Инасиу ерзает, недовольный, но Маргарида Тавареш, привыкшая в одиночку ворочать лежачих больных, не замечает его попыток вырваться. Несколько минут спустя она распрямляется и с размаху хлопает интерна ладонью по впалому животу.
– Получи, худышка! – весело говорит старшая медсестра и потягивается с таким хрустом, что Инасиу передергивает. – Все заклеено в лучшем виде! Будешь мыться – пару дней не мочи.
Инасиу смотрит на свой живот. Зеленые штаны приспущены, а на бледной, пупырчатой, как у цыпленка, коже красуется белая марлевая нашлепка, из-под которой выпирает что-то небольшое, но какое-то… неприятное. Инасиу нервно сглатывает.
– Что это такое? – спрашивает он, стараясь говорить уверенно и строго, как и положено хирургу, но голос позорно срывается на жалобный писк. – Что со мной было? Что это вы тут мне поназаклеивали?
– А правда, что он оперировал сегодня? – В поле зрения интерна, как полная луна, вплывает красное довольное лицо заведующего хирургическим отделением профессора Антониу Брандау Роша.
– Аппендицит, – отвечает Маргарида Тавареш и материнским жестом гладит уворачивающегося интерна по голове. – Отлично справился. Через пару дней отпадет и следа не останется.
Инасиу начинает казаться, что над ним издеваются.
– Кто отпадет? – спрашивает он, чуть не плача. – Откуда отпадет?
Брандау Роша мрачнеет.
– С ним что, – подозрительно спрашивает он, не глядя на Инасиу, – никто не разговаривал? Кто его куратор?

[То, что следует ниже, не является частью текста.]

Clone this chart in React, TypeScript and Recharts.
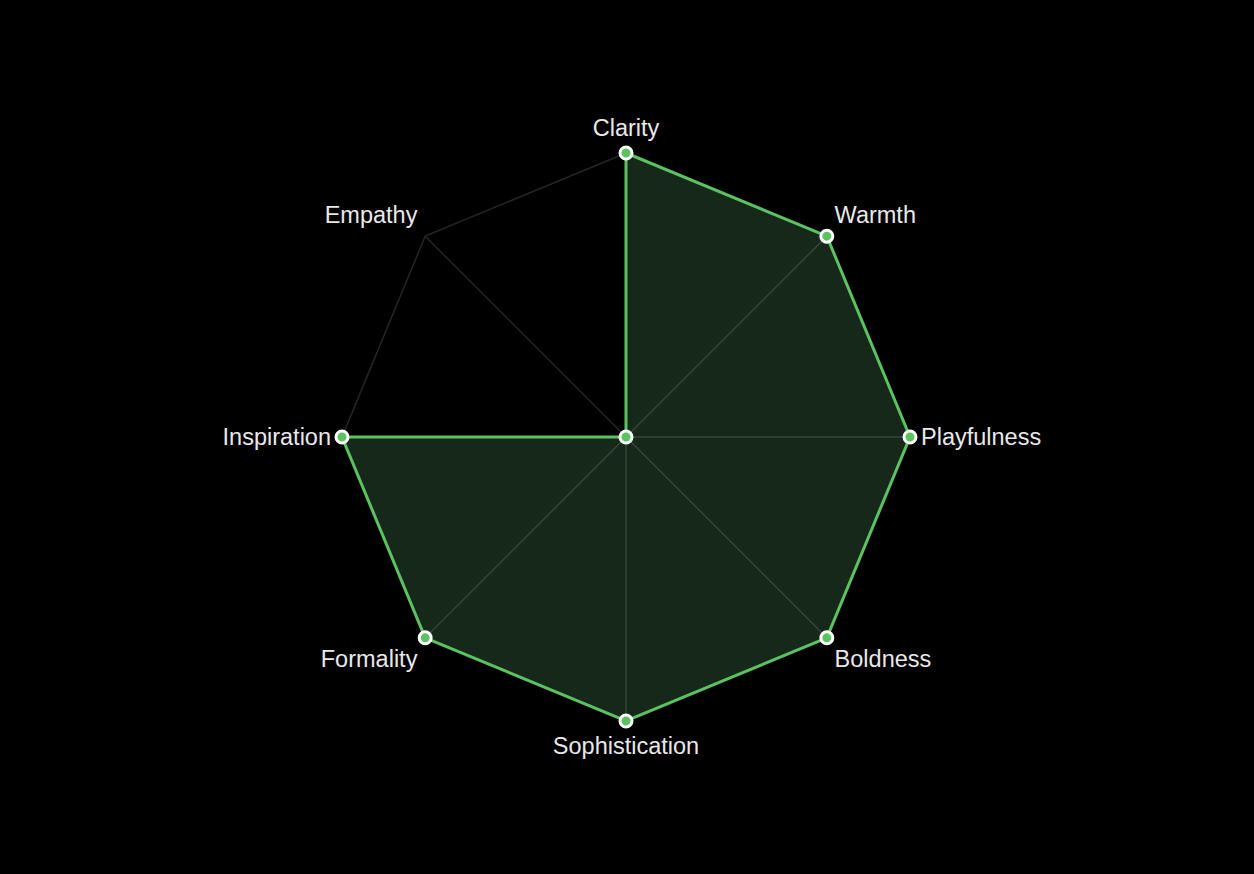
import { PolarAngleAxis, PolarGrid, PolarRadiusAxis, Radar, RadarChart } from "recharts";

const traits = [
  "Clarity",
  "Warmth",
  "Playfulness",
  "Boldness",
  "Sophistication",
  "Formality",
  "Inspiration",
  "Empathy",
];
const scores = [100, 100, 100, 100, 100, 100, 100, 0];

const data = traits.map((trait, i) => ({ trait, score: scores[i] }));

const GREEN = "#5cc261";
const CX = 626;
const CY = 437;
const R = 284;

// labels sit a little out from the rim, then get pushed off it vertically by their own half height
function TraitTick(props: any) {
  const { payload } = props;
  const angle = (payload.coordinate * Math.PI) / 180;
  const cos = Math.cos(angle);
  const sin = Math.sin(angle);
  const vx = CX + R * cos;
  const vy = CY - R * sin;
  const x = vx + 11 * cos;
  const side = Math.abs(sin) < 1e-6 ? 0 : Math.sign(sin);
  const y = vy - 12 * sin - 13 * side;
  const anchor = Math.abs(cos) < 1e-6 ? "middle" : cos > 0 ? "start" : "end";
  return (
    <text
      x={x}
      y={y}
      textAnchor={anchor}
      dominantBaseline="central"
      fill="#e8e8e8"
      fontSize={23.5}
      fontFamily="Liberation Sans, Arial, sans-serif"
    >
      {payload.value}
    </text>
  );
}

export default function App() {
  return (
    <div style={{ position: "absolute", left: 0, top: 0, width: 1254, height: 874, background: "#000" }}>
      <RadarChart width={1254} height={874} data={data} cx={CX} cy={CY} outerRadius={R}>
        <PolarGrid gridType="polygon" polarRadius={[R]} stroke="#262626" strokeWidth={1.5} />
        <PolarAngleAxis dataKey="trait" tick={<TraitTick />} tickLine={false} axisLine={false} />
        <PolarRadiusAxis domain={[0, 100]} tick={false} axisLine={false} tickCount={2} />
        <Radar
          dataKey="score"
          stroke={GREEN}
          strokeWidth={3}
          fill="#6ac880"
          fillOpacity={0.2}
          dot={{ r: 6, fill: GREEN, stroke: "#fff", strokeWidth: 3, fillOpacity: 1 }}
          isAnimationActive={false}
        />
      </RadarChart>
    </div>
  );
}
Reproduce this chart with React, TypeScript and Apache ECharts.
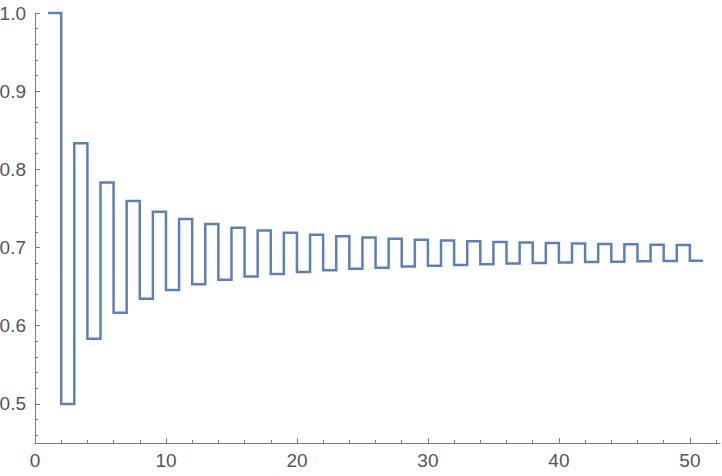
import React, { useEffect, useRef } from "react";
import * as echarts from "echarts";

// Partial sums (steps at n = 1..50)
const partialSums: number[] = [
  1.0, 0.5, 0.833333, 0.583333, 0.783333, 0.616667, 0.759524, 0.634524, 0.745635, 0.645635,
  0.736544, 0.653211, 0.730134, 0.658705, 0.725372, 0.662872, 0.721696, 0.66614, 0.718772, 0.668772,
  0.716391, 0.670936, 0.714414, 0.672747, 0.712747, 0.674285, 0.711322, 0.675608, 0.710091, 0.676758,
  0.709016, 0.677766, 0.708069, 0.678657, 0.707228, 0.67945, 0.706477, 0.680161, 0.705802, 0.680802,
  0.705192, 0.681382, 0.704638, 0.681911, 0.704133, 0.682394, 0.703671, 0.682838, 0.703246, 0.683246,
];

const xMajorTicks = [0, 10, 20, 30, 40, 50];
const xMinorTicks = [2, 4, 6, 8, 12, 14, 16, 18, 22, 24, 26, 28, 32, 34, 36, 38, 42, 44, 46, 48, 52];
const yMajorTicks = [0.5, 0.6, 0.7, 0.8, 0.9, 1.0];
const yMinorTicks = [
  0.46, 0.48, 0.52, 0.54, 0.56, 0.58, 0.62, 0.64, 0.66, 0.68, 0.72, 0.74, 0.76, 0.78,
  0.82, 0.84, 0.86, 0.88, 0.92, 0.94, 0.96, 0.98,
];

const X_MIN = 0;
const X_MAX = 52.3;
const Y_MIN = 0.45;
const Y_MAX = 1.0;

export default function App() {
  const ref = useRef<HTMLDivElement>(null);

  useEffect(() => {
    document.body.style.margin = "0";
    if (!ref.current) return;
    const chart = echarts.init(ref.current, undefined, { renderer: "svg" });

    const data: [number, number][] = partialSums.map((v, i) => [i + 1, v]);
    data.push([partialSums.length + 1, partialSums[partialSums.length - 1]]);

    const axisColor = "#7a7a7a";
    const labelStyle = {
      color: "#555555",
      fontSize: 19,
      fontFamily: "Liberation Sans, Arial, sans-serif",
    };

    chart.setOption({
      animation: false,
      grid: { left: 35, right: 2, top: 13, bottom: 33, containLabel: false, outerBoundsMode: "none" },
      xAxis: [
        {
          type: "value",
          min: X_MIN,
          max: X_MAX,
          position: "bottom",
          axisLine: { show: true, onZero: false, lineStyle: { color: axisColor, width: 1 } },
          axisTick: { show: true, inside: true, length: 5, customValues: xMajorTicks, lineStyle: { color: axisColor } },
          axisLabel: { show: true, customValues: xMajorTicks, margin: 8, ...labelStyle },
          splitLine: { show: false },
        },
        {
          type: "value",
          min: X_MIN,
          max: X_MAX,
          position: "bottom",
          axisLine: { show: false, onZero: false },
          axisTick: { show: true, inside: true, length: 3, customValues: xMinorTicks, lineStyle: { color: axisColor } },
          axisLabel: { show: false },
          splitLine: { show: false },
        },
      ],
      yAxis: [
        {
          type: "value",
          min: Y_MIN,
          max: Y_MAX,
          position: "left",
          axisLine: { show: true, onZero: false, lineStyle: { color: axisColor, width: 1 } },
          axisTick: { show: true, inside: true, length: 5, customValues: yMajorTicks, lineStyle: { color: axisColor } },
          axisLabel: {
            show: true,
            customValues: yMajorTicks,
            margin: 9,
            formatter: (v: number) => v.toFixed(1),
            ...labelStyle,
          },
          splitLine: { show: false },
        },
        {
          type: "value",
          min: Y_MIN,
          max: Y_MAX,
          position: "left",
          axisLine: { show: false, onZero: false },
          axisTick: { show: true, inside: true, length: 3, customValues: yMinorTicks, lineStyle: { color: axisColor } },
          axisLabel: { show: false },
          splitLine: { show: false },
        },
      ],
      series: [
        {
          type: "line",
          step: "end",
          data,
          xAxisIndex: 0,
          yAxisIndex: 0,
          showSymbol: false,
          symbol: "none",
          clip: false,
          lineStyle: { color: "#5E81B5", width: 2.5, join: "miter" },
        },
      ],
    });

    return () => chart.dispose();
  }, []);

  return <div ref={ref} style={{ width: 722, height: 476 }} />;
}
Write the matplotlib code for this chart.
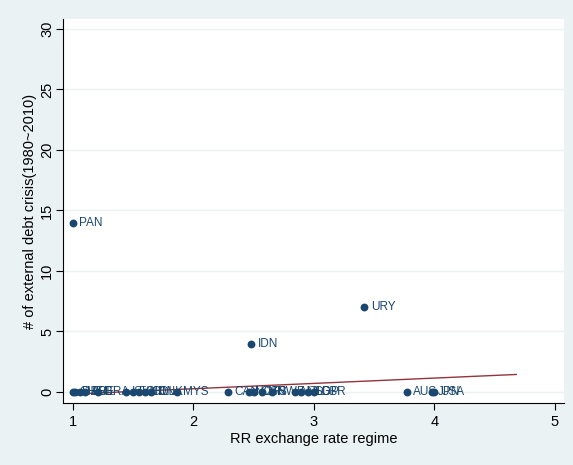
import numpy as np
import matplotlib
matplotlib.use("Agg")
import matplotlib.pyplot as plt

plt.rcParams["font.family"] = ["Liberation Sans", "DejaVu Sans"]

# data
countries = ["PAN", "URY", "IDN",
             "CHE", "DEU", "HKG", "ARE", "BRA",
             "ISL", "FIN", "CHL", "COL", "DNK", "MYS",
             "CAN", "NOR", "CHN", "ISR", "SWE",
             "NZL", "NLD", "SGP", "GBR",
             "AUS", "JPN", "USA"]
regime = [1.0, 3.42, 2.48,
          1.0, 1.02, 1.06, 1.1, 1.21,
          1.44, 1.5, 1.55, 1.6, 1.65, 1.86,
          2.29, 2.46, 2.5, 2.57, 2.65,
          2.84, 2.89, 2.95, 3.0,
          3.77, 3.98, 4.0]
crises = [14, 7, 4,
          0, 0, 0, 0, 0,
          0, 0, 0, 0, 0, 0,
          0, 0, 0, 0, 0,
          0, 0, 0, 0,
          0, 0, 0]

# fitted line (value at x=1, slope) and its x range
fit_range = [1.0, 4.68]
fit_at_one = -0.17
fit_slope = 0.44

navy = "#1A476F"
bg = "#EAF2F3"

fig = plt.figure(figsize=(5.73, 4.65), dpi=100, facecolor=bg)
ax = fig.add_axes([0.110, 0.1333, 0.874, 0.826])
ax.set_facecolor("white")

ax.scatter(regime, crises, s=32, color=navy, zorder=3, linewidths=0)
for name, x, y in zip(countries, regime, crises):
    ax.annotate(name, (x, y), xytext=(4.5, 0), textcoords="offset points",
                va="center", ha="left", fontsize=8.5, color=navy, zorder=4)

fx = np.array(fit_range)
fy = fit_at_one + fit_slope * (fx - 1.0)
ax.plot(fx, fy, color="#90353B", lw=1.0, zorder=2)

ax.set_xlim(0.917, 5.075)
ax.set_ylim(-0.91, 30.83)
ax.set_xticks([1, 2, 3, 4, 5])
ax.set_yticks([0, 5, 10, 15, 20, 25, 30])
ax.yaxis.grid(True, color=bg, lw=1.0)
ax.set_axisbelow(True)
for s in ["top", "right"]:
    ax.spines[s].set_visible(False)
for s in ["left", "bottom"]:
    ax.spines[s].set_color("black")
    ax.spines[s].set_linewidth(0.8)
ax.tick_params(direction="out", length=5, width=0.8, labelsize=10.5, colors="black")
ax.tick_params(axis="y", pad=1.5)
plt.setp(ax.get_yticklabels(), rotation=90, va="center")

ax.set_xlabel("RR exchange rate regime", fontsize=10.5, labelpad=2)
ax.set_ylabel("# of external debt crisis(1980~2010)", fontsize=10.5, labelpad=2)

fig.savefig("out.png", dpi=100, facecolor=bg)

Маргарида Тавареш делает страшное лицо – вскидывает брови, выкатывает глаза и поджимает губы. «Нет-нет, не здесь!» – расшифровывает интерн и чувствует, что сейчас упадет в обморок. Но профессор Брандау Роша не понимает пантомимы.
– Что… – начинает он раздраженно. Маргарида Тавареш не дает ему закончить. Она хватает завотделением за рукав и тащит его к выходу.
«Совсем обнаглели медсестры, – механически думает Инасиу. – Скоро вообще врачей начнут гонять, как санитарок». Вначале он пытается прислушиваться к звукам, доносящимся из-за двери, но слов не разбирает, только басовитое «бубубу», поэтому, помаявшись немного, Инасиу начинает отдирать от кожи прозрачный пластырь, придерживающий марлевую повязку.
Когда профессор Брандау Роша возвращается в ординаторскую, интерн Инасиу Жозе Пештана сидит на кушетке и истерически хихикает, уставившись на багровый остроконечный отросток, торчащий у него справа из живота.
* * *
– Что, у всех вырастает? – в пятый раз переспрашивает Инасиу, недоверчиво глядя на старшую медсестру. С истерикой он справился и в обморок не упал, даже лед не понадобился, хотя Маргарида Тавареш на всякий случай велела кому-то принести целый тазик и попыталась сунуть туда голову Инасиу, бедный интерн еле отбился.
– Как у кого, – терпеливо отвечает Маргарида Тавареш. Ей очень хочется прикрикнуть на недоверчивого мальчишку или стукнуть его тазиком с подтаявшим льдом, но она вспоминает себя двадцать лет назад, как рыдала, как просила уволить ее по собственному желанию, хоть с отрицательной характеристикой, хоть с волчьим билетом, вздыхает и снова подробно объясняет, чем их больница отличается от всех остальных.